*Material provided*
--
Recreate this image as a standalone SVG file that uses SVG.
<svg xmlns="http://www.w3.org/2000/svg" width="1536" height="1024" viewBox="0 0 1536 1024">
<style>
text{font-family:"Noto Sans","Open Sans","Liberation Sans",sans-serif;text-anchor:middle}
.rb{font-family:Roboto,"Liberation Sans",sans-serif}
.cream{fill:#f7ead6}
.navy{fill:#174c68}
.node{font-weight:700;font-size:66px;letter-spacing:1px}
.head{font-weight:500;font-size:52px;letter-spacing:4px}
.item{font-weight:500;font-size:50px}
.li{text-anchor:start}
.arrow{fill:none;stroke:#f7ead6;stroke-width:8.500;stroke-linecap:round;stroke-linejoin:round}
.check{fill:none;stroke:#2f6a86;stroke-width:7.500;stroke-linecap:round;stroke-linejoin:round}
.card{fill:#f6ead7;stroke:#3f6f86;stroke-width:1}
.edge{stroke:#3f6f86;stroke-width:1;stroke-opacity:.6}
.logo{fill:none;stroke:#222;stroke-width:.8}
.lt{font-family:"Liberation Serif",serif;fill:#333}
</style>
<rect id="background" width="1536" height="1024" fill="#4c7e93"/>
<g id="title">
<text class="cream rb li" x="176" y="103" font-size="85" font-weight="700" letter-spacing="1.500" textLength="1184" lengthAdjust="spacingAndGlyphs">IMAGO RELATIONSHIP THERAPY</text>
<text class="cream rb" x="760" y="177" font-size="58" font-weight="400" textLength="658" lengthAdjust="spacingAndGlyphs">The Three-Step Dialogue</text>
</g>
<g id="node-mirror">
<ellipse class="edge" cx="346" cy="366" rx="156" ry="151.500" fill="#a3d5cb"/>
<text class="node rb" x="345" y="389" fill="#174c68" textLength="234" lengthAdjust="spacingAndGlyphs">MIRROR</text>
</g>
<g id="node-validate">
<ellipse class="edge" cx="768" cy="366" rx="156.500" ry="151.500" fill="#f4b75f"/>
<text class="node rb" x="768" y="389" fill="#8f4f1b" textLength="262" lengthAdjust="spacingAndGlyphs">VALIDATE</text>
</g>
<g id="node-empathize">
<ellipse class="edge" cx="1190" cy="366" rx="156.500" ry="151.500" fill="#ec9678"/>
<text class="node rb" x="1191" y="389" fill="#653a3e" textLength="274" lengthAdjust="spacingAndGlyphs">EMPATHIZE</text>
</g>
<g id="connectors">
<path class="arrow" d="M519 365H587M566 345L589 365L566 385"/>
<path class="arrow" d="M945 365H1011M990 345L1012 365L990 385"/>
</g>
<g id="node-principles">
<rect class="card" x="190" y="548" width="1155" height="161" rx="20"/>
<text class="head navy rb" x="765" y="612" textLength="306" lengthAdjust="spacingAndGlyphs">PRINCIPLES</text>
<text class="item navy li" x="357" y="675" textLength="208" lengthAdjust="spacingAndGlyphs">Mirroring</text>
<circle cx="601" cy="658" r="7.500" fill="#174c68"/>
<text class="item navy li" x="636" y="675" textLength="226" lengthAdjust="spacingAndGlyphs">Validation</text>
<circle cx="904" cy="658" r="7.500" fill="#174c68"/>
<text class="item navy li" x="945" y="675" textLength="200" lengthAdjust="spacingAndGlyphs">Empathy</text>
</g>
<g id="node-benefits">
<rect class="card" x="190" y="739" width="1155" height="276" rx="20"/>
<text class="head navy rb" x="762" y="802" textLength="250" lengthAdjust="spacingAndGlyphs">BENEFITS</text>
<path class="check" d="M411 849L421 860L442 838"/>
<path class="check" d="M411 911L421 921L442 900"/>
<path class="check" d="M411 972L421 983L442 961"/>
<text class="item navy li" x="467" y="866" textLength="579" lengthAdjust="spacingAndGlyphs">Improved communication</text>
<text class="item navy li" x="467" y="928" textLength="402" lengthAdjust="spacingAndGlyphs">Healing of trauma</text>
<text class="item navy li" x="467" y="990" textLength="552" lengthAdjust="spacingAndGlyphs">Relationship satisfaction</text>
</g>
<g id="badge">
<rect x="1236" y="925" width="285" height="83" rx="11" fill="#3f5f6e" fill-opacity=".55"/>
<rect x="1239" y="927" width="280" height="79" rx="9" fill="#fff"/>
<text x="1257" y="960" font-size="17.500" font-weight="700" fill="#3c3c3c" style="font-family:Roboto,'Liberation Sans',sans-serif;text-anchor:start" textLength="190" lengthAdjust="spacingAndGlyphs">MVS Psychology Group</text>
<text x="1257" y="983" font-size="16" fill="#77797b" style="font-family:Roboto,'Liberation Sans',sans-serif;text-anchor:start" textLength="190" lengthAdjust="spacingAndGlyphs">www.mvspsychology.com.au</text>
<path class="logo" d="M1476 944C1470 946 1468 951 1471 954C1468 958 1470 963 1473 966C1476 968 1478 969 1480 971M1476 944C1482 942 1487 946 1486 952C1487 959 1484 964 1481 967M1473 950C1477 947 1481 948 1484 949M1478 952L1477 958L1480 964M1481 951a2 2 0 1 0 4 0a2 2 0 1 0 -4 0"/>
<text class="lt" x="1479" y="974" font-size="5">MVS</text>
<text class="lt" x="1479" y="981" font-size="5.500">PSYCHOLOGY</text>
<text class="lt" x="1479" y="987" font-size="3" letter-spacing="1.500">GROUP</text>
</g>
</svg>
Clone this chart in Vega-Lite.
--
Extract all the entries word for word.

*In response*
Recreate this image as a standalone SVG file that uses SVG.
<svg xmlns="http://www.w3.org/2000/svg" width="1536" height="1024" viewBox="0 0 1536 1024">
<style>
text{font-family:"Noto Sans","Open Sans","Liberation Sans",sans-serif;text-anchor:middle}
.rb{font-family:Roboto,"Liberation Sans",sans-serif}
.cream{fill:#f7ead6}
.navy{fill:#174c68}
.node{font-weight:700;font-size:66px;letter-spacing:1px}
.head{font-weight:500;font-size:52px;letter-spacing:4px}
.item{font-weight:500;font-size:50px}
.li{text-anchor:start}
.arrow{fill:none;stroke:#f7ead6;stroke-width:8.500;stroke-linecap:round;stroke-linejoin:round}
.check{fill:none;stroke:#2f6a86;stroke-width:7.500;stroke-linecap:round;stroke-linejoin:round}
.card{fill:#f6ead7;stroke:#3f6f86;stroke-width:1}
.edge{stroke:#3f6f86;stroke-width:1;stroke-opacity:.6}
.logo{fill:none;stroke:#222;stroke-width:.8}
.lt{font-family:"Liberation Serif",serif;fill:#333}
</style>
<rect id="background" width="1536" height="1024" fill="#4c7e93"/>
<g id="title">
<text class="cream rb li" x="176" y="103" font-size="85" font-weight="700" letter-spacing="1.500" textLength="1184" lengthAdjust="spacingAndGlyphs">IMAGO RELATIONSHIP THERAPY</text>
<text class="cream rb" x="760" y="177" font-size="58" font-weight="400" textLength="658" lengthAdjust="spacingAndGlyphs">The Three-Step Dialogue</text>
</g>
<g id="node-mirror">
<ellipse class="edge" cx="346" cy="366" rx="156" ry="151.500" fill="#a3d5cb"/>
<text class="node rb" x="345" y="389" fill="#174c68" textLength="234" lengthAdjust="spacingAndGlyphs">MIRROR</text>
</g>
<g id="node-validate">
<ellipse class="edge" cx="768" cy="366" rx="156.500" ry="151.500" fill="#f4b75f"/>
<text class="node rb" x="768" y="389" fill="#8f4f1b" textLength="262" lengthAdjust="spacingAndGlyphs">VALIDATE</text>
</g>
<g id="node-empathize">
<ellipse class="edge" cx="1190" cy="366" rx="156.500" ry="151.500" fill="#ec9678"/>
<text class="node rb" x="1191" y="389" fill="#653a3e" textLength="274" lengthAdjust="spacingAndGlyphs">EMPATHIZE</text>
</g>
<g id="connectors">
<path class="arrow" d="M519 365H587M566 345L589 365L566 385"/>
<path class="arrow" d="M945 365H1011M990 345L1012 365L990 385"/>
</g>
<g id="node-principles">
<rect class="card" x="190" y="548" width="1155" height="161" rx="20"/>
<text class="head navy rb" x="765" y="612" textLength="306" lengthAdjust="spacingAndGlyphs">PRINCIPLES</text>
<text class="item navy li" x="357" y="675" textLength="208" lengthAdjust="spacingAndGlyphs">Mirroring</text>
<circle cx="601" cy="658" r="7.500" fill="#174c68"/>
<text class="item navy li" x="636" y="675" textLength="226" lengthAdjust="spacingAndGlyphs">Validation</text>
<circle cx="904" cy="658" r="7.500" fill="#174c68"/>
<text class="item navy li" x="945" y="675" textLength="200" lengthAdjust="spacingAndGlyphs">Empathy</text>
</g>
<g id="node-benefits">
<rect class="card" x="190" y="739" width="1155" height="276" rx="20"/>
<text class="head navy rb" x="762" y="802" textLength="250" lengthAdjust="spacingAndGlyphs">BENEFITS</text>
<path class="check" d="M411 849L421 860L442 838"/>
<path class="check" d="M411 911L421 921L442 900"/>
<path class="check" d="M411 972L421 983L442 961"/>
<text class="item navy li" x="467" y="866" textLength="579" lengthAdjust="spacingAndGlyphs">Improved communication</text>
<text class="item navy li" x="467" y="928" textLength="402" lengthAdjust="spacingAndGlyphs">Healing of trauma</text>
<text class="item navy li" x="467" y="990" textLength="552" lengthAdjust="spacingAndGlyphs">Relationship satisfaction</text>
</g>
<g id="badge">
<rect x="1236" y="925" width="285" height="83" rx="11" fill="#3f5f6e" fill-opacity=".55"/>
<rect x="1239" y="927" width="280" height="79" rx="9" fill="#fff"/>
<text x="1257" y="960" font-size="17.500" font-weight="700" fill="#3c3c3c" style="font-family:Roboto,'Liberation Sans',sans-serif;text-anchor:start" textLength="190" lengthAdjust="spacingAndGlyphs">MVS Psychology Group</text>
<text x="1257" y="983" font-size="16" fill="#77797b" style="font-family:Roboto,'Liberation Sans',sans-serif;text-anchor:start" textLength="190" lengthAdjust="spacingAndGlyphs">www.mvspsychology.com.au</text>
<path class="logo" d="M1476 944C1470 946 1468 951 1471 954C1468 958 1470 963 1473 966C1476 968 1478 969 1480 971M1476 944C1482 942 1487 946 1486 952C1487 959 1484 964 1481 967M1473 950C1477 947 1481 948 1484 949M1478 952L1477 958L1480 964M1481 951a2 2 0 1 0 4 0a2 2 0 1 0 -4 0"/>
<text class="lt" x="1479" y="974" font-size="5">MVS</text>
<text class="lt" x="1479" y="981" font-size="5.500">PSYCHOLOGY</text>
<text class="lt" x="1479" y="987" font-size="3" letter-spacing="1.500">GROUP</text>
</g>
</svg>
Clone this chart in Vega-Lite.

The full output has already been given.